Несчастный случай, происшедший в детстве, исковеркал мне ногу, и это осталось на всю жизнь. Только глубокое увлечение героическими делами советских людей заставило меня перебороть недуг, тренировать себя и почти исправить его.
И вот в 1932 году я впервые увидел Арктику на самой северо-восточной оконечности нашего материка, в Беринговом проливе у мыса Дежнева.
Наша «Юанта» — фрахтованный Китайский пароход — не рискнула заходить в лед Берингова пролива, представлявший для корпуса старого транспортного судна слишком большую и реальную угрозу. Было решено выгружаться с южной стороны мыса Дежнева, где у самого его основания изгибом берега образована маленькая бухта, носящая наименование «Пеек». На отмелом берегу бухты виднелись несколько яранг маленького чукотского селения, два домика фактории и построенный из гофрированного железа склад.
Весь берег бухты опоясывался выброшенными на отмели льдинами, которые, как хлопья белоснежной пены, удивительно гармонично сочетались с желтым песком, зеленеющей тундрой и серо-коричневыми скалами.

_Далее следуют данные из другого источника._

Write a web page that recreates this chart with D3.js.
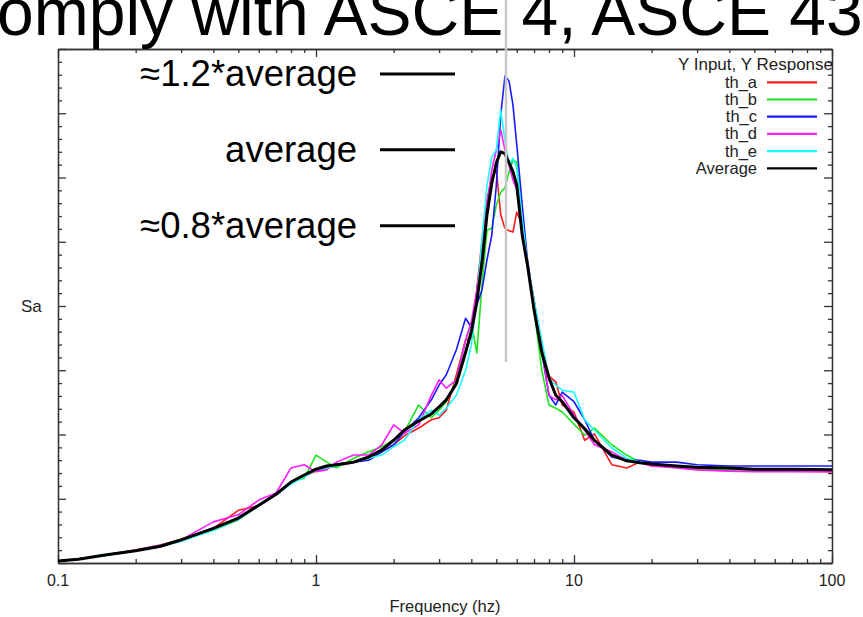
<!DOCTYPE html>
<html>
<head>
<meta charset="utf-8">
<script src="https://cdn.jsdelivr.net/npm/d3@7"></script>
<style>
  body { margin:0; background:#fff; }
  svg { display:block; font-family:"Liberation Sans", Arial, sans-serif; }
</style>
</head>
<body>
<div id="chart-area"></div>
<script>
/* Values (Sa in arbitrary units, frequency in hz) */
var freqs = [0.1,0.12,0.15,0.2,0.25,0.3,0.4,0.5,0.6,0.7,0.8,0.9,1.0,1.1,1.2,1.4,1.6,1.8,2.0,
  2.2,2.5,2.8,3.0,3.2,3.5,3.8,4.0,4.2,4.4,4.6,4.8,5.0,5.2,5.4,5.6,5.8,6.0,
  6.3,6.6,7.0,7.5,8.0,8.5,9.0,10,11,12,14,16,18,20,25,30,40,50,70,100];

var thA = [0.03,0.06,0.12,0.20,0.28,0.37,0.54,0.82,0.89,1.07,1.25,1.35,1.43,1.48,1.51,1.56,1.63,1.73,1.84,
  1.98,2.10,2.23,2.26,2.38,2.93,3.47,3.50,4.25,5.03,5.65,5.99,6.12,5.42,5.21,5.17,5.15,5.46,
  5.26,4.64,4.09,3.39,2.91,2.82,2.46,2.35,1.91,2.01,1.53,1.48,1.57,1.51,1.51,1.48,1.46,1.45,1.43,1.42];
var thB = [0.03,0.06,0.12,0.20,0.28,0.37,0.51,0.67,0.90,1.07,1.26,1.32,1.68,1.57,1.48,1.63,1.73,1.81,1.91,
  2.04,2.46,2.26,2.38,2.51,2.85,3.47,3.75,3.27,4.33,5.18,5.21,5.57,5.77,5.84,6.09,6.27,6.24,
  5.26,4.64,3.94,3.00,2.46,2.41,2.35,2.16,1.99,2.10,1.84,1.68,1.57,1.54,1.49,1.46,1.45,1.45,1.45,1.45];
var thC = [0.03,0.06,0.12,0.19,0.26,0.34,0.54,0.68,0.89,1.06,1.25,1.35,1.45,1.48,1.54,1.57,1.60,1.73,1.84,
  2.04,2.26,2.54,2.77,2.93,3.32,3.81,3.67,4.02,4.25,4.72,5.10,5.88,6.97,7.58,7.50,7.13,6.51,
  5.57,4.72,4.02,3.28,2.61,2.46,2.66,2.51,2.23,1.91,1.65,1.60,1.60,1.57,1.57,1.53,1.51,1.51,1.51,1.51];
var thD = [0.03,0.06,0.12,0.20,0.28,0.36,0.64,0.75,0.98,1.09,1.48,1.53,1.42,1.45,1.57,1.68,1.68,1.84,2.15,
  2.02,2.15,2.61,2.85,2.72,2.85,3.47,3.75,4.25,4.87,5.57,6.12,6.43,6.74,6.43,6.19,5.96,5.81,
  5.26,4.68,4.09,3.32,2.61,2.54,2.61,2.30,2.07,1.84,1.73,1.60,1.56,1.51,1.48,1.45,1.43,1.42,1.42,1.42];
var thE = [0.03,0.06,0.11,0.19,0.26,0.34,0.51,0.68,0.89,1.06,1.23,1.34,1.45,1.48,1.51,1.57,1.63,1.68,1.81,
  1.91,2.23,2.38,2.30,2.41,2.61,3.00,3.39,4.09,5.03,5.88,6.32,6.43,7.05,6.58,6.19,6.30,6.15,
  5.34,4.68,4.09,3.47,2.88,2.77,2.69,2.66,2.23,2.07,1.79,1.63,1.57,1.54,1.51,1.49,1.48,1.46,1.46,1.46];
var average = [0.03,0.06,0.12,0.19,0.26,0.36,0.54,0.70,0.90,1.07,1.26,1.37,1.46,1.51,1.53,1.57,1.65,1.76,1.91,
  2.07,2.21,2.32,2.43,2.54,2.79,3.28,3.60,4.06,4.68,5.42,5.91,6.23,6.40,6.37,6.23,6.09,5.88,
  5.10,4.64,3.94,3.28,2.88,2.61,2.51,2.26,2.09,1.91,1.68,1.59,1.56,1.54,1.51,1.49,1.48,1.46,1.46,1.45];

var seriesNames = ["th_a", "th_b", "th_c", "th_d", "th_e", "Average"];
var seriesValues = [thA, thB, thC, thD, thE, average];
var seriesColors = ["#ff1a1a", "#1ae61a", "#1a1aff", "#ff1aff", "#1affff", "#000000"];

var xTickLabels = [0.1, 1, 10, 100];
var refLevels = [7.61, 6.43, 5.25];
var refLabels = ["\u22481.2*average", "average", "\u22480.8*average"];
var peakFreq = 5.45;
var titleText = "omply with ASCE 4, ASCE 43";


/* Margins, width and height of the plot */
var margin = { left:58, right:31, top:49, bottom:54 };
var width = 863 - margin.left - margin.right;
var height = 617 - margin.top - margin.bottom;

var svg = d3.select("#chart-area").append("svg")
  .attr("width", 863)
  .attr("height", 617);

svg.append("rect").attr("width", 863).attr("height", 617).attr("fill", "#fff");

var g = svg.append("g")
  .attr("transform", "translate(" + margin.left + ", " + margin.top + ")");

/* Scales */
var x = d3.scaleLog().domain([0.1, 100]).range([0, width]);
var y = d3.scaleLinear().domain([0, 8]).range([height, 0]);

var xMinor = x.ticks().filter((d)=>{ return xTickLabels.indexOf(+d.toPrecision(3)) < 0; });
var yMajor = d3.range(0, 9);
var yMinor = d3.range(1, 40).map((i)=>{ return i * 0.2; }).filter((d)=>{ return Math.abs(d - Math.round(d)) > 0.01; });

/* Axes, ticks point inside on all four sides */
function styleAxis(sel) {
  sel.selectAll("path, line").attr("stroke", "#333").attr("stroke-width", 1.3);
}
function addAxis(axisFn, scale, values, size, transform) {
  g.append("g")
    .attr("transform", transform)
    .call(axisFn(scale).tickValues(values).tickSize(-size).tickSizeOuter(0).tickFormat(""))
    .call(styleAxis);
}
addAxis(d3.axisBottom, x, xMinor, 4, "translate(0," + height + ")");
addAxis(d3.axisBottom, x, xTickLabels, 8, "translate(0," + height + ")");
addAxis(d3.axisTop, x, xMinor, 4, "translate(0,0)");
addAxis(d3.axisTop, x, xTickLabels, 8, "translate(0,0)");
addAxis(d3.axisLeft, y, yMinor, 4, "translate(0,0)");
addAxis(d3.axisLeft, y, yMajor, 8, "translate(0,0)");
addAxis(d3.axisRight, y, yMinor, 4, "translate(" + width + ",0)");
addAxis(d3.axisRight, y, yMajor, 8, "translate(" + width + ",0)");

/* Tick labels and axis titles */
g.selectAll(".x-label")
  .data(xTickLabels)
  .enter()
  .append("text")
    .attr("class", "x-label")
    .attr("x", (d)=>{ return x(d); })
    .attr("y", height + 23)
    .attr("text-anchor", "middle")
    .attr("font-size", "16px")
    .attr("fill", "#222")
    .text((d)=>{ return d; });

g.append("text")
  .attr("x", width / 2)
  .attr("y", height + 49)
  .attr("text-anchor", "middle")
  .attr("font-size", "16.5px")
  .attr("fill", "#222")
  .text("Frequency (hz)");

svg.append("text")
  .attr("x", 21)
  .attr("y", 312)
  .attr("font-size", "17px")
  .attr("fill", "#222")
  .text("Sa");

/* Curves */
g.append("clipPath").attr("id", "plot-clip")
  .append("rect").attr("width", width).attr("height", height);

var line = d3.line()
  .x((d)=>{ return x(d[0]); })
  .y((d)=>{ return y(d[1]); });

var curves = g.append("g").attr("clip-path", "url(#plot-clip)");
seriesValues.forEach((vals, i)=>{
  curves.append("path")
    .datum(freqs.map((f, j)=>{ return [f, vals[j]]; }))
    .attr("fill", "none")
    .attr("stroke", seriesColors[i])
    .attr("stroke-width", i == 5 ? 3 : 1.6)
    .attr("stroke-linejoin", "round")
    .attr("d", line);
});

/* Legend */
var legend = g.append("g").attr("transform", "translate(" + width + ",0)");
legend.append("text")
  .attr("x", 1)
  .attr("y", 21)
  .attr("text-anchor", "end")
  .attr("font-size", "17px")
  .attr("fill", "#222")
  .text("Y Input, Y Response");
seriesNames.forEach((name, i)=>{
  var ly = 33.3 + i * 17.2;
  legend.append("text")
    .attr("x", -75)
    .attr("y", ly + 5.5)
    .attr("text-anchor", "end")
    .attr("font-size", "16.5px")
    .attr("fill", "#222")
    .text(name);
  legend.append("line")
    .attr("x1", -65).attr("x2", -15)
    .attr("y1", ly).attr("y2", ly)
    .attr("stroke", seriesColors[i])
    .attr("stroke-width", 2.2);
});

/* Annotations: reference levels */
refLevels.forEach((lv, i)=>{
  g.append("line")
    .attr("x1", 322).attr("x2", 397)
    .attr("y1", y(lv)).attr("y2", y(lv))
    .attr("stroke", "#000")
    .attr("stroke-width", 3);
  g.append("text")
    .attr("x", 299)
    .attr("y", y(lv) + 12)
    .attr("text-anchor", "end")
    .attr("font-size", "36.5px")
    .attr("fill", "#000")
    .text(refLabels[i]);
});

/* Grey marker at the peak frequency, and the slide title cut by the top edge */
svg.append("text")
  .attr("x", -3)
  .attr("y", 35)
  .attr("font-size", "66px")
  .attr("fill", "#000")
  .text(titleText);

svg.append("line")
  .attr("x1", margin.left + x(peakFreq)).attr("x2", margin.left + x(peakFreq))
  .attr("y1", 0).attr("y2", margin.top + y(3.13))
  .attr("stroke", "#c8c8c8")
  .attr("stroke-width", 2.5);
</script>
</body>
</html>
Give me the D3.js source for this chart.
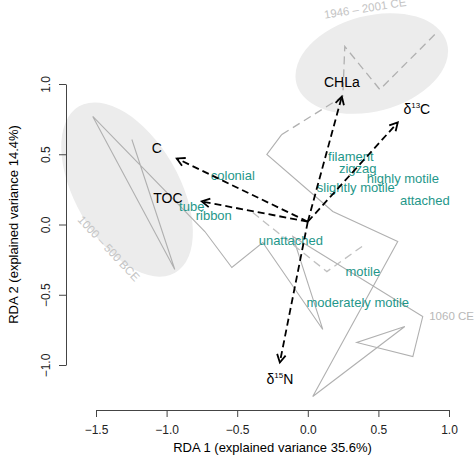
<!DOCTYPE html>
<html><head><meta charset="utf-8">
<script src="https://cdn.jsdelivr.net/npm/d3@7"></script>
<style>body{margin:0;background:#fff}text{font-family:"Liberation Sans",Arial,sans-serif}</style>
</head><body><div id="chart"></div>
<script>
// sample trajectory (RDA 1, RDA 2)
const solidPath = [[-1.246,0.605],[-0.942,-0.320],[-1.523,0.769],[-0.729,-0.050],[-0.538,-0.306],[-0.319,-0.128],
  [0.106,-0.747],[-0.106,-0.085],[0.814,-0.655],[0.744,-0.940],[0.347,-0.840],[0.687,-0.726],[0.035,-1.224],
  [0.637,-0.121],[0.177,0.093],[-0.290,0.498],[-0.184,0.641]];
const dashedPath = [[-0.184,0.641],[0.248,0.911],[0.262,1.267],[0.510,0.961],[0.914,1.367]];
const dashedMid = [[-0.390,0.085],[0.135,-0.335],[0.404,-0.142]];
const envNames = ["C","TOC","CHLa","δ13C","δ15N"];
const envArrows = [[-0.928,0.470],[-0.751,0.164],[0.241,0.911],[0.637,0.726],[-0.198,-0.982]];
const envLabelPos = [[-1.069,0.541],[-0.991,0.192],[0.241,1.011],[0.772,0.819],[-0.198,-1.103]];
const traitNames = ["colonial","filament","zigzag","highly motile","slightly motile","attached","tube","ribbon","unattached","motile","moderately motile"];
const traitPos = [[-0.531,0.349],[0.305,0.484],[0.354,0.399],[0.673,0.327],[0.340,0.263],[0.829,0.171],[-0.822,0.128],[-0.666,0.064],[-0.120,-0.114],[0.390,-0.335],[0.354,-0.555]];
const xTicks = [-1.5,-1.0,-0.5,0.0,0.5,1.0];
const yTicks = [-1.0,-0.5,0.0,0.5,1.0];

const W = 474, H = 465;
const x = d3.scaleLinear().domain([-1.5,1]).range([96,449]);
const y = d3.scaleLinear().domain([-1,1]).range([365,84]);
const svg = d3.select("#chart").append("svg").attr("width",W).attr("height",H);

// period ellipses
function ell(cx, cy, rx, ry, rot) {
  const ux = x(0) - x(-1), uy = y(0) - y(1);
  svg.append("ellipse").attr("cx",x(cx)).attr("cy",y(cy)).attr("rx",rx*ux).attr("ry",ry*uy)
    .attr("transform",`rotate(${rot},${x(cx)},${y(cy)})`).attr("fill","#ececec");
}
ell(0.453,1.146,0.552,0.34,-15);
ell(-1.28,0.249,0.68,0.37,60);

const line = d3.line().x(d=>x(d[0])).y(d=>y(d[1]));
svg.append("path").attr("d",line(solidPath)).attr("fill","none").attr("stroke","#b0b0b0").attr("stroke-width",1.1);
svg.append("path").attr("d",line(dashedPath)).attr("fill","none").attr("stroke","#b0b0b0").attr("stroke-width",1.3).attr("stroke-dasharray","8,5");
svg.append("path").attr("d",line(dashedMid)).attr("fill","none").attr("stroke","#c0c0c0").attr("stroke-width",1.3).attr("stroke-dasharray","8,5");

// period labels
svg.append("text").attr("transform",`translate(${x(0.41)},${y(1.51)}) rotate(-9)`).attr("text-anchor","middle")
  .attr("fill","#c4c4c4").attr("font-size",11.5).text("1946 – 2001 CE");
svg.append("text").attr("transform",`translate(${x(-1.43)},${y(-0.19)}) rotate(47)`).attr("text-anchor","middle")
  .attr("fill","#c4c4c4").attr("font-size",11.5).text("1000 – 500 BCE");
svg.append("text").attr("x",x(0.86)).attr("y",y(-0.68)).attr("fill","#b8b8b8").attr("font-size",11.5).text("1060 CE");

// trait labels
svg.selectAll(".trait").data(traitNames).join("text").attr("class","trait")
  .attr("x",(d,i)=>x(traitPos[i][0])).attr("y",(d,i)=>y(traitPos[i][1])+4.5)
  .attr("text-anchor","middle").attr("font-size",13).attr("fill","#1f978a").text(d=>d);

// environmental arrows
const o = [0,0.02];
envArrows.forEach(a => {
  const x0=x(o[0]), y0=y(o[1]), x1=x(a[0]), y1=y(a[1]);
  svg.append("line").attr("x1",x0).attr("y1",y0).attr("x2",x1).attr("y2",y1)
    .attr("stroke","#000").attr("stroke-width",1.8).attr("stroke-dasharray","7,4");
  const ang = Math.atan2(y1-y0,x1-x0), L=9;
  const p = [[x1-L*Math.cos(ang-0.5),y1-L*Math.sin(ang-0.5)],[x1,y1],[x1-L*Math.cos(ang+0.5),y1-L*Math.sin(ang+0.5)]];
  svg.append("path").attr("d",d3.line()(p)).attr("fill","none").attr("stroke","#000").attr("stroke-width",1.8);
});
envNames.forEach((n,i) => {
  const t = svg.append("text").attr("x",x(envLabelPos[i][0])).attr("y",y(envLabelPos[i][1])+5)
    .attr("text-anchor","middle").attr("font-size",14).attr("fill","#000");
  if (n.startsWith("δ")) {
    t.append("tspan").text("δ");
    t.append("tspan").attr("font-size",8).attr("dy",-6).text(n.slice(1,3));
    t.append("tspan").attr("dy",6).text(n.slice(3));
  } else t.text(n);
});

// axes
const ax = svg.append("g").attr("transform","translate(0,410)")
  .call(d3.axisBottom(x).tickValues(xTicks).tickFormat(d3.format(".1f")).tickSize(7).tickSizeOuter(0));
const ay = svg.append("g").attr("transform","translate(66,0)")
  .call(d3.axisLeft(y).tickValues(yTicks).tickFormat(d3.format(".1f")).tickSize(7).tickSizeOuter(0));
[ax,ay].forEach(g=>{g.selectAll("path,line").attr("stroke","#444");g.selectAll("text").attr("font-size",12).attr("fill","#222").style("font-family","Liberation Sans, Arial, sans-serif");});
ax.selectAll("text").attr("dy","1.2em");
ay.selectAll(".tick text").attr("transform","rotate(-90)").attr("x",0).attr("y",-16).attr("dy","0").attr("text-anchor","middle");

svg.append("text").attr("x",x(-0.25)).attr("y",452).attr("text-anchor","middle").attr("font-size",13).text("RDA 1 (explained variance 35.6%)");
svg.append("text").attr("transform",`translate(18,${y(0)}) rotate(-90)`).attr("text-anchor","middle").attr("font-size",13).text("RDA 2 (explained variance 14.4%)");
</script></body></html>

Прохладный, пахнущий водорослями воздух и величавая тишина, только иногда нарушаемая плачущими криками чаек, были незабываемы. Я стоял на палубе и впитывал в себя всю необычную и суровую прелесть окружающего и еще не изведанного моря. Это была Арктика, вернее ворота в нее.
Первый год моей зимовки выдался трудным. Теперь, спустя 26 лет, после многих других зимовок и экспедиций, после работы на дрейфующих станциях «Северный полюс-2» и «Северный полюс-3», вглядываясь в прошлое и вспоминая фанерные домики нашей Дежневской обсерватории, насквозь пропахшие дымом самодельных печей и по самые трубы занесенные снегом, полный отрыв от Большой Земли и отсутствие почти всякой почты от родных и близких, сложность общения с местным на» селением, — могу с уверенностью сказать, что это был год наиболее трудный в жизни полярника, но и наиболее насыщенный приобретением разнообразнейшего опыта, который ложился в основу сложной профессии полярника.